Public Policy Considerations
The appellate court also highlighted the importance of public policy in protecting minors' rights and ensuring access to legal representation through reasonable contingent-fee agreements. It articulated that altering retainer agreements without sufficient justification could discourage attorneys from representing minors, potentially depriving them of quality legal representation. The court explained that the strong public policy in Illinois aimed to safeguard the rights of minors necessitated that courts only modify agreements when warranted by compelling reasons. Since the firm had demonstrated competent representation leading to a successful outcome, the court found no valid basis for rewriting the terms of the agreement post hoc.

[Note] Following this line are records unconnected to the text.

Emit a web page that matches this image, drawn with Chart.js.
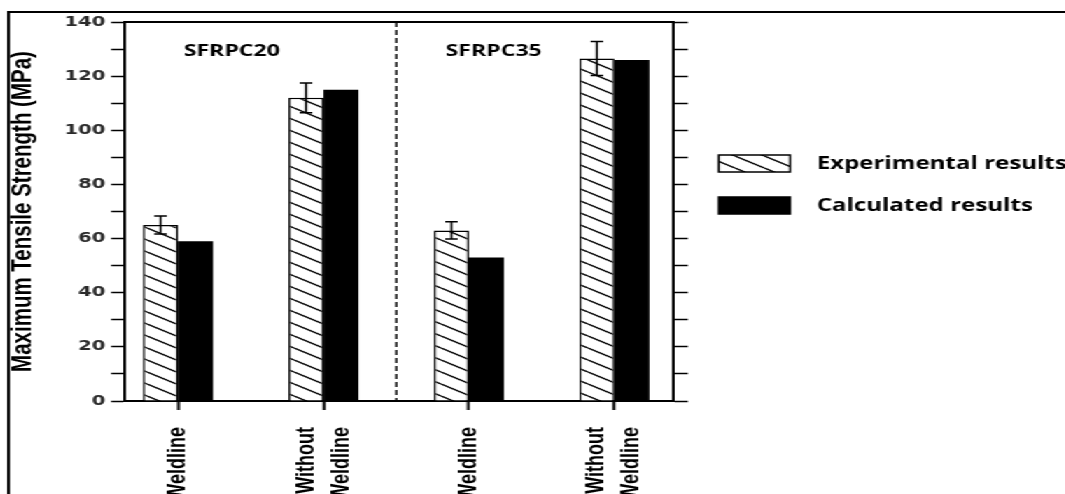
<!DOCTYPE html>
<html>
<head>
<meta charset="utf-8">
<script src="https://cdn.jsdelivr.net/npm/chart.js@4.4.1/dist/chart.umd.min.js"></script>
<style>
html, body { margin: 0; padding: 0; background: #fff; overflow: hidden; }
/* the source figure is stretched sideways, so the whole chart is too */
#wrap { position: absolute; left: 0; top: 0; width: 761px; height: 494px; transform: scaleX(1.4); transform-origin: 0 0; }
#frame { position: absolute; left: 5.2px; top: 11px; right: -20px; bottom: -20px; border-top: 2px solid #000; border-left: 2px solid #000; }
#strengthChart { position: absolute; left: 0; top: 0; }
</style>
</head>
<body>
<div id="wrap">
	<div id="frame"></div>
	<canvas id="strengthChart" width="761" height="494"></canvas>
</div>
<script>
// data
var categories = [['Weldline'], ['Without', 'Weldline'], ['Weldline'], ['Without', 'Weldline']];
var xPos = [1, 2, 3, 4];
var groups = ['SFRPC20', 'SFRPC35'];
var seriesNames = ['Experimental results', 'Calculated results'];
var experimental = [65, 112, 63, 126.5];
var experimentalErr = [3.3, 5.5, 3.2, 6.3];
var calculated = [59, 115, 53, 126];
var yTitle = 'Maximum Tensile Strength (MPa)';

// where the group names and the divider sit, in axis units
var groupAt = [[1.37, 129], [3.17, 129]];
var dividerAt = 2.5;

var chartElement = document.getElementById('strengthChart');
var ctx0 = chartElement.getContext('2d');

function makeHatch() {
	var c = document.createElement('canvas');
	c.width = 21;
	c.height = 12;
	var g = c.getContext('2d');
	g.fillStyle = '#fff';
	g.fillRect(0, 0, 21, 12);
	g.strokeStyle = '#000';
	g.lineWidth = 1.4;
	for (var k = -1; k <= 1; k++) {
		g.beginPath();
		g.moveTo(0, k * 12);
		g.lineTo(21, k * 12 + 12);
		g.stroke();
	}
	return ctx0.createPattern(c, 'repeat');
}
var hatch = makeHatch();

function toPoints(values) {
	return values.map(function (v, i) { return { x: xPos[i], y: v }; });
}

var errorBars = {
	id: 'errorBars',
	afterDatasetsDraw: function (chart) {
		var ctx = chart.ctx;
		var yScale = chart.scales.y;
		var meta = chart.getDatasetMeta(0);
		ctx.save();
		ctx.strokeStyle = '#000';
		ctx.lineWidth = 1.5;
		meta.data.forEach(function (bar, i) {
			var top = yScale.getPixelForValue(experimental[i] + experimentalErr[i]);
			var bottom = yScale.getPixelForValue(experimental[i] - experimentalErr[i]);
			ctx.beginPath();
			ctx.moveTo(bar.x, top);
			ctx.lineTo(bar.x, bottom);
			ctx.moveTo(bar.x - 4.5, top);
			ctx.lineTo(bar.x + 4.5, top);
			ctx.moveTo(bar.x - 4.5, bottom);
			ctx.lineTo(bar.x + 4.5, bottom);
			ctx.stroke();
		});
		// dashed divider between the two materials
		var xd = chart.scales.x.getPixelForValue(dividerAt);
		ctx.setLineDash([5, 3]);
		ctx.lineWidth = 1.5;
		ctx.beginPath();
		ctx.moveTo(xd, chart.chartArea.top);
		ctx.lineTo(xd, chart.chartArea.bottom);
		ctx.stroke();
		ctx.restore();
	}
};

// rotated category names, lines centred on each tick
var categoryNames = {
	id: 'categoryNames',
	afterDraw: function (chart) {
		var ctx = chart.ctx;
		var xScale = chart.scales.x;
		ctx.save();
		ctx.fillStyle = '#000';
		ctx.font = 'bold 18px "Liberation Sans"';
		ctx.textAlign = 'right';
		ctx.textBaseline = 'middle';
		categories.forEach(function (lines, i) {
			ctx.save();
			ctx.translate(xScale.getPixelForValue(xPos[i]), xScale.top + 26);
			ctx.rotate(-Math.PI / 2);
			lines.forEach(function (line, j) {
				ctx.fillText(line, 0, (j - (lines.length - 1) / 2) * 25);
			});
			ctx.restore();
		});
		ctx.restore();
	}
};

var groupNames = {
	id: 'groupNames',
	afterDraw: function (chart) {
		var ctx = chart.ctx;
		ctx.save();
		ctx.fillStyle = '#000';
		ctx.font = 'bold 16.5px "Open Sans"';
		ctx.textAlign = 'center';
		ctx.textBaseline = 'middle';
		groups.forEach(function (name, i) {
			ctx.fillText(name, chart.scales.x.getPixelForValue(groupAt[i][0]), chart.scales.y.getPixelForValue(groupAt[i][1]));
		});
		ctx.restore();
	}
};

var sideLegend = {
	id: 'sideLegend',
	afterDraw: function (chart) {
		var ctx = chart.ctx;
		var left = chart.chartArea.right + 32;
		chart.data.datasets.forEach(function (ds, i) {
			var top = 155 + i * 42;
			ctx.save();
			ctx.fillStyle = ds.backgroundColor;
			ctx.fillRect(left, top, 51, 17);
			ctx.strokeStyle = '#000';
			ctx.lineWidth = 1.5;
			ctx.strokeRect(left, top, 51, 17);
			ctx.fillStyle = '#000';
			ctx.font = 'bold 17.2px "Open Sans"';
			ctx.textBaseline = 'middle';
			ctx.fillText(ds.label, left + 70, top + 9);
			ctx.restore();
		});
	}
};

var strengthChart = new Chart(chartElement, {
	type: 'bar',
	data: {
		datasets: [
		{
			label: seriesNames[0],
			data: toPoints(experimental),
			backgroundColor: hatch,
			borderColor: '#000',
			borderWidth: 1.5
		},
		{
			label: seriesNames[1],
			data: toPoints(calculated),
			backgroundColor: '#000',
			borderWidth: 0
		}
		]
	},
	options: {
		responsive: false,
		animation: false,
		datasets: {
			bar: { categoryPercentage: 0.481, barPercentage: 1 }
		},
		layout: { padding: { top: 22, left: 0, right: 0, bottom: 0 } },
		plugins: {
			legend: { display: false },
			tooltip: { enabled: false }
		},
		scales: {
			x: {
				type: 'linear',
				min: 0.636,
				max: 4.409,
				offset: false,
				afterBuildTicks: function (s) { s.ticks = xPos.map(function (v) { return { value: v }; }); },
				afterFit: function (s) { s.height = 93; },
				grid: { drawOnChartArea: false, offset: false, tickLength: 9, tickWidth: 2, tickColor: '#000' },
				border: { color: '#000', width: 2 },
				ticks: { display: false }
			},
			xTop: {
				type: 'linear',
				position: 'top',
				min: 0,
				max: 1,
				grid: { display: false },
				ticks: { display: false },
				border: { color: '#000', width: 2 },
				afterFit: function (s) { s.height = 0; }
			},
			y: {
				position: 'left',
				min: 0,
				max: 140,
				afterFit: function (s) { s.width = 89.3; },
				grid: { drawOnChartArea: false, tickLength: 10, tickWidth: 1.5, tickColor: '#000' },
				border: { color: '#000', width: 2 },
				ticks: {
					stepSize: 10,
					maxTicksLimit: 20,
					padding: 4,
					color: '#2a2a2a',
					font: { family: 'DejaVu Sans', weight: 'bold', size: 14 },
					callback: function (v) { return v % 20 === 0 ? v : ''; }
				},
				title: {
					display: true,
					text: yTitle,
					color: '#000',
					padding: { top: 4, bottom: 0 },
					font: { family: 'Liberation Sans', weight: 'bold', size: 20.5 }
				}
			},
			yRight: {
				position: 'right',
				min: 0,
				max: 140,
				afterFit: function (s) { s.width = 279.6; },
				grid: { drawOnChartArea: false, tickLength: 10, tickWidth: 1.5, tickColor: '#000' },
				border: { color: '#000', width: 2 },
				ticks: { stepSize: 10, maxTicksLimit: 20, display: false }
			}
		}
	},
	plugins: [errorBars, categoryNames, groupNames, sideLegend]
});

window.strengthChart = strengthChart;
</script>
</body>
</html>
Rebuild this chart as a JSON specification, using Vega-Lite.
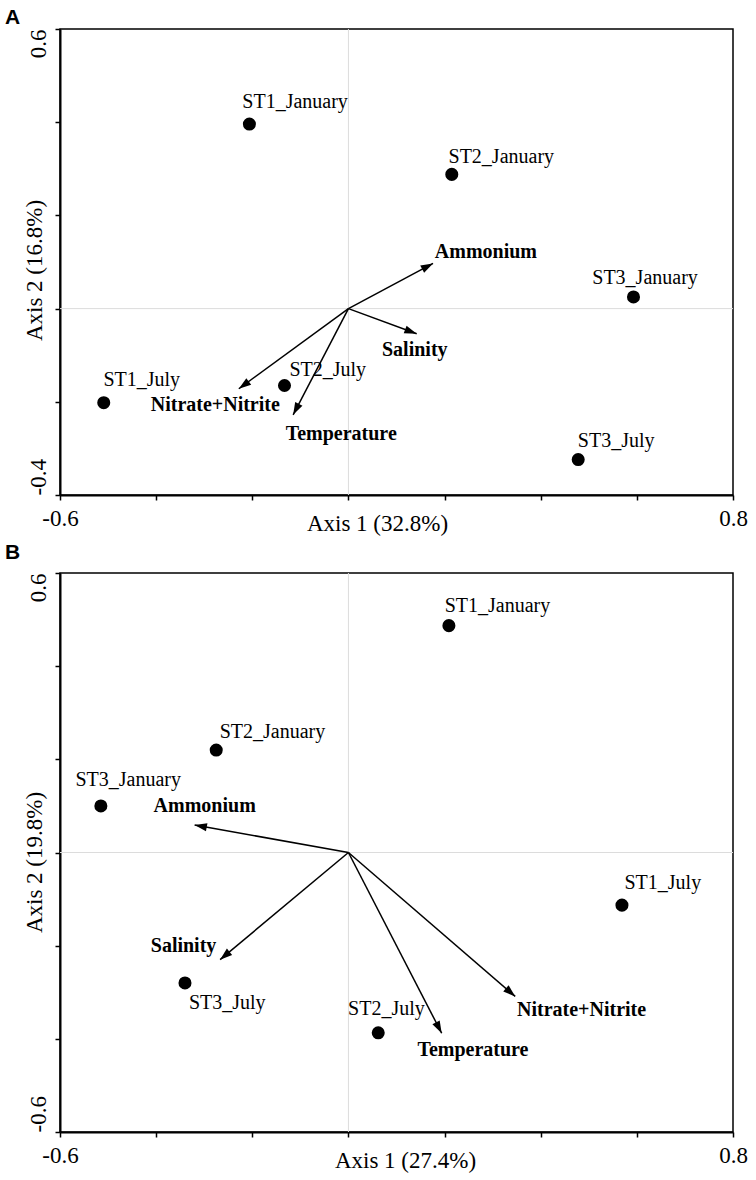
{
  "$schema": "https://vega.github.io/schema/vega-lite/v6.json",
  "background": "white",
  "padding": {"left": 4, "top": 6, "right": 5, "bottom": 5},
  "config": {
    "view": {"stroke": "black", "strokeWidth": 1.5},
    "font": "Liberation Serif",
    "title": {"font": "Liberation Sans", "fontWeight": "bold", "fontSize": 21, "color": "black", "anchor": "start", "frame": "group", "baseline": "alphabetic"}
  },
  "spacing": 5,
  "datasets": {
    "a": [
      {"kind": "site", "name": "ST1_January", "x": -0.206, "y": 0.396, "lx": -0.111, "ly": 0.431},
      {"kind": "site", "name": "ST2_January", "x": 0.215, "y": 0.288, "lx": 0.318, "ly": 0.313},
      {"kind": "site", "name": "ST3_January", "x": 0.593, "y": 0.025, "lx": 0.617, "ly": 0.052},
      {"kind": "site", "name": "ST1_July", "x": -0.509, "y": -0.202, "lx": -0.43, "ly": -0.167},
      {"kind": "site", "name": "ST2_July", "x": -0.133, "y": -0.165, "lx": -0.043, "ly": -0.145},
      {"kind": "site", "name": "ST3_July", "x": 0.478, "y": -0.324, "lx": 0.557, "ly": -0.298},
      {"kind": "env", "name": "Ammonium", "x": 0.176, "y": 0.097, "lx": 0.286, "ly": 0.109},
      {"kind": "env", "name": "Salinity", "x": 0.142, "y": -0.054, "lx": 0.138, "ly": -0.102},
      {"kind": "env", "name": "Nitrate+Nitrite", "x": -0.228, "y": -0.172, "lx": -0.277, "ly": -0.22},
      {"kind": "env", "name": "Temperature", "x": -0.115, "y": -0.228, "lx": -0.015, "ly": -0.281}
    ],
    "b": [
      {"kind": "site", "name": "ST1_January", "x": 0.209, "y": 0.487, "lx": 0.31, "ly": 0.517},
      {"kind": "site", "name": "ST2_January", "x": -0.275, "y": 0.22, "lx": -0.158, "ly": 0.246},
      {"kind": "site", "name": "ST3_January", "x": -0.515, "y": 0.1, "lx": -0.458, "ly": 0.143},
      {"kind": "site", "name": "ST1_July", "x": 0.569, "y": -0.113, "lx": 0.654, "ly": -0.079},
      {"kind": "site", "name": "ST2_July", "x": 0.062, "y": -0.387, "lx": 0.079, "ly": -0.348},
      {"kind": "site", "name": "ST3_July", "x": -0.34, "y": -0.28, "lx": -0.252, "ly": -0.335},
      {"kind": "env", "name": "Ammonium", "x": -0.32, "y": 0.059, "lx": -0.299, "ly": 0.087},
      {"kind": "env", "name": "Salinity", "x": -0.267, "y": -0.23, "lx": -0.343, "ly": -0.214},
      {"kind": "env", "name": "Temperature", "x": 0.194, "y": -0.388, "lx": 0.259, "ly": -0.436},
      {"kind": "env", "name": "Nitrate+Nitrite", "x": 0.347, "y": -0.309, "lx": 0.485, "ly": -0.35}
    ]
  },
  "vconcat": [
    {
      "title": {"text": "A", "dx": -55, "offset": 0},
      "width": 673,
      "height": 466,
      "layer": [
        {
          "data": {"values": [{"z": 0}]},
          "mark": {"type": "rule", "color": "#dcdcdc", "strokeWidth": 1},
          "encoding": {"x": {"field": "z", "type": "quantitative", "scale": {"domain": [-0.6, 0.8], "nice": false, "zero": false}}}
        },
        {
          "data": {"values": [{"z": 0}]},
          "mark": {"type": "rule", "color": "#dcdcdc", "strokeWidth": 1},
          "encoding": {"y": {"field": "z", "type": "quantitative", "scale": {"domain": [-0.4, 0.6], "nice": false, "zero": false}}}
        },
        {
          "data": {"name": "a"},
          "transform": [{"filter": "datum.kind == 'env'"}],
          "mark": {"type": "rule", "color": "black", "strokeWidth": 1.5},
          "encoding": {
            "x": {"field": "x", "type": "quantitative", "scale": {"domain": [-0.6, 0.8], "nice": false, "zero": false}},
            "y": {"field": "y", "type": "quantitative", "scale": {"domain": [-0.4, 0.6], "nice": false, "zero": false}},
            "x2": {"datum": 0},
            "y2": {"datum": 0}
          }
        },
        {
          "data": {"name": "a"},
          "transform": [{"filter": "datum.kind == 'env'"}, {"calculate": "atan2(datum.x * 480, datum.y * 466) * 180 / PI", "as": "ang"}],
          "mark": {"type": "point", "shape": "M0,0L0.4,1.2L-0.4,1.2Z", "filled": true, "color": "black", "opacity": 1, "size": 420, "strokeWidth": 0},
          "encoding": {
            "x": {"field": "x", "type": "quantitative", "scale": {"domain": [-0.6, 0.8], "nice": false, "zero": false}},
            "y": {"field": "y", "type": "quantitative", "scale": {"domain": [-0.4, 0.6], "nice": false, "zero": false}},
            "angle": {"field": "ang", "type": "quantitative", "scale": null}
          }
        },
        {
          "data": {"name": "a"},
          "transform": [{"filter": "datum.kind == 'site'"}],
          "mark": {"type": "circle", "size": 170, "color": "black", "opacity": 1},
          "encoding": {
            "x": {"field": "x", "type": "quantitative", "scale": {"domain": [-0.6, 0.8], "nice": false, "zero": false},
              "axis": {"values": [-0.6, -0.4, -0.2, 0, 0.2, 0.4, 0.6, 0.8], "labelExpr": "datum.value < -0.59 ? '-0.6' : datum.value > 0.79 ? '0.8' : ''", "grid": false, "tickSize": 5, "tickWidth": 1.5, "tickColor": "black", "domainColor": "black", "domainWidth": 2, "labelFont": "Liberation Serif", "labelFontSize": 23, "labelColor": "black", "labelBaseline": "alphabetic", "labelAlign": "center", "labelPadding": 25, "labelFlush": false, "labelOverlap": false, "title": "Axis 1 (32.8%)", "titleFont": "Liberation Serif", "titleFontSize": 23, "titleFontWeight": "normal", "titleColor": "black", "titleX": 317, "titleY": 35, "titleBaseline": "alphabetic", "titleAlign": "center"}},
            "y": {"field": "y", "type": "quantitative", "scale": {"domain": [-0.4, 0.6], "nice": false, "zero": false},
              "axis": {"values": [-0.4, -0.2, 0, 0.2, 0.4, 0.6], "labelExpr": "datum.value > 0.59 ? '0.6' : datum.value < -0.39 ? '-0.4' : ''", "grid": false, "tickSize": 5, "tickWidth": 1.5, "tickColor": "black", "domainColor": "black", "domainWidth": 2, "labelFont": "Liberation Serif", "labelFontSize": 23, "labelColor": "black", "labelAngle": -90, "labelBaseline": "alphabetic", "labelAlign": {"condition": {"test": "datum.value > 0", "value": "right"}, "value": "left"}, "labelPadding": 10, "labelFlush": false, "labelOverlap": false, "title": "Axis 2 (16.8%)", "titleFont": "Liberation Serif", "titleFontSize": 23, "titleFontWeight": "normal", "titleColor": "black", "titleAngle": -90, "titleX": -19, "titleY": 241, "titleBaseline": "alphabetic", "titleAlign": "center"}}
          }
        },
        {
          "data": {"name": "a"},
          "transform": [{"filter": "datum.kind == 'site'"}],
          "mark": {"type": "text", "font": "Liberation Serif", "fontSize": 20, "align": "center", "baseline": "alphabetic", "color": "black"},
          "encoding": {
            "x": {"field": "lx", "type": "quantitative", "scale": {"domain": [-0.6, 0.8], "nice": false, "zero": false}},
            "y": {"field": "ly", "type": "quantitative", "scale": {"domain": [-0.4, 0.6], "nice": false, "zero": false}},
            "text": {"field": "name"}
          }
        },
        {
          "data": {"name": "a"},
          "transform": [{"filter": "datum.kind == 'env'"}],
          "mark": {"type": "text", "font": "Liberation Serif", "fontSize": 20, "fontWeight": "bold", "align": "center", "baseline": "alphabetic", "color": "black"},
          "encoding": {
            "x": {"field": "lx", "type": "quantitative", "scale": {"domain": [-0.6, 0.8], "nice": false, "zero": false}},
            "y": {"field": "ly", "type": "quantitative", "scale": {"domain": [-0.4, 0.6], "nice": false, "zero": false}},
            "text": {"field": "name"}
          }
        }
      ]
    },
    {
      "title": {"text": "B", "dx": -55, "offset": 9},
      "width": 673,
      "height": 559,
      "layer": [
        {
          "data": {"values": [{"z": 0}]},
          "mark": {"type": "rule", "color": "#dcdcdc", "strokeWidth": 1},
          "encoding": {"x": {"field": "z", "type": "quantitative", "scale": {"domain": [-0.6, 0.8], "nice": false, "zero": false}}}
        },
        {
          "data": {"values": [{"z": 0}]},
          "mark": {"type": "rule", "color": "#dcdcdc", "strokeWidth": 1},
          "encoding": {"y": {"field": "z", "type": "quantitative", "scale": {"domain": [-0.6, 0.6], "nice": false, "zero": false}}}
        },
        {
          "data": {"name": "b"},
          "transform": [{"filter": "datum.kind == 'env'"}],
          "mark": {"type": "rule", "color": "black", "strokeWidth": 1.5},
          "encoding": {
            "x": {"field": "x", "type": "quantitative", "scale": {"domain": [-0.6, 0.8], "nice": false, "zero": false}},
            "y": {"field": "y", "type": "quantitative", "scale": {"domain": [-0.6, 0.6], "nice": false, "zero": false}},
            "x2": {"datum": 0},
            "y2": {"datum": 0}
          }
        },
        {
          "data": {"name": "b"},
          "transform": [{"filter": "datum.kind == 'env'"}, {"calculate": "atan2(datum.x * 480, datum.y * 466) * 180 / PI", "as": "ang"}],
          "mark": {"type": "point", "shape": "M0,0L0.4,1.2L-0.4,1.2Z", "filled": true, "color": "black", "opacity": 1, "size": 420, "strokeWidth": 0},
          "encoding": {
            "x": {"field": "x", "type": "quantitative", "scale": {"domain": [-0.6, 0.8], "nice": false, "zero": false}},
            "y": {"field": "y", "type": "quantitative", "scale": {"domain": [-0.6, 0.6], "nice": false, "zero": false}},
            "angle": {"field": "ang", "type": "quantitative", "scale": null}
          }
        },
        {
          "data": {"name": "b"},
          "transform": [{"filter": "datum.kind == 'site'"}],
          "mark": {"type": "circle", "size": 170, "color": "black", "opacity": 1},
          "encoding": {
            "x": {"field": "x", "type": "quantitative", "scale": {"domain": [-0.6, 0.8], "nice": false, "zero": false},
              "axis": {"values": [-0.6, -0.4, -0.2, 0, 0.2, 0.4, 0.6, 0.8], "labelExpr": "datum.value < -0.59 ? '-0.6' : datum.value > 0.79 ? '0.8' : ''", "grid": false, "tickSize": 5, "tickWidth": 1.5, "tickColor": "black", "domainColor": "black", "domainWidth": 2, "labelFont": "Liberation Serif", "labelFontSize": 23, "labelColor": "black", "labelBaseline": "alphabetic", "labelAlign": "center", "labelPadding": 25, "labelFlush": false, "labelOverlap": false, "title": "Axis 1 (27.4%)", "titleFont": "Liberation Serif", "titleFontSize": 23, "titleFontWeight": "normal", "titleColor": "black", "titleX": 345, "titleY": 35, "titleBaseline": "alphabetic", "titleAlign": "center"}},
            "y": {"field": "y", "type": "quantitative", "scale": {"domain": [-0.6, 0.6], "nice": false, "zero": false},
              "axis": {"values": [-0.6, -0.4, -0.2, 0, 0.2, 0.4, 0.6], "labelExpr": "datum.value > 0.59 ? '0.6' : datum.value < -0.59 ? '-0.6' : ''", "grid": false, "tickSize": 5, "tickWidth": 1.5, "tickColor": "black", "domainColor": "black", "domainWidth": 2, "labelFont": "Liberation Serif", "labelFontSize": 23, "labelColor": "black", "labelAngle": -90, "labelBaseline": "alphabetic", "labelAlign": {"condition": {"test": "datum.value > 0", "value": "right"}, "value": "left"}, "labelPadding": 10, "labelFlush": false, "labelOverlap": false, "title": "Axis 2 (19.8%)", "titleFont": "Liberation Serif", "titleFontSize": 23, "titleFontWeight": "normal", "titleColor": "black", "titleAngle": -90, "titleX": -19, "titleY": 289, "titleBaseline": "alphabetic", "titleAlign": "center"}}
          }
        },
        {
          "data": {"name": "b"},
          "transform": [{"filter": "datum.kind == 'site'"}],
          "mark": {"type": "text", "font": "Liberation Serif", "fontSize": 20, "align": "center", "baseline": "alphabetic", "color": "black"},
          "encoding": {
            "x": {"field": "lx", "type": "quantitative", "scale": {"domain": [-0.6, 0.8], "nice": false, "zero": false}},
            "y": {"field": "ly", "type": "quantitative", "scale": {"domain": [-0.6, 0.6], "nice": false, "zero": false}},
            "text": {"field": "name"}
          }
        },
        {
          "data": {"name": "b"},
          "transform": [{"filter": "datum.kind == 'env'"}],
          "mark": {"type": "text", "font": "Liberation Serif", "fontSize": 20, "fontWeight": "bold", "align": "center", "baseline": "alphabetic", "color": "black"},
          "encoding": {
            "x": {"field": "lx", "type": "quantitative", "scale": {"domain": [-0.6, 0.8], "nice": false, "zero": false}},
            "y": {"field": "ly", "type": "quantitative", "scale": {"domain": [-0.6, 0.6], "nice": false, "zero": false}},
            "text": {"field": "name"}
          }
        }
      ]
    }
  ]
}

Improper Bases for Modification
The appellate court determined that the judge's reliance on subjective concerns and generalized notions of fairness was insufficient to support the modification of the contingent-fee agreement. It found that the judge's assumption that the retainer agreement constituted a contract of adhesion was unfounded, as the agreement did not exhibit the characteristics typical of such contracts. The court pointed out that contracts of adhesion are generally unenforceable only when accompanied by evidence of coercion or overreaching, neither of which was present here. Ultimately, the appellate court concluded that the judge's ruling rested on inappropriate and unsubstantiated criticisms, rather than legitimate concerns about the agreement’s fairness or adequacy.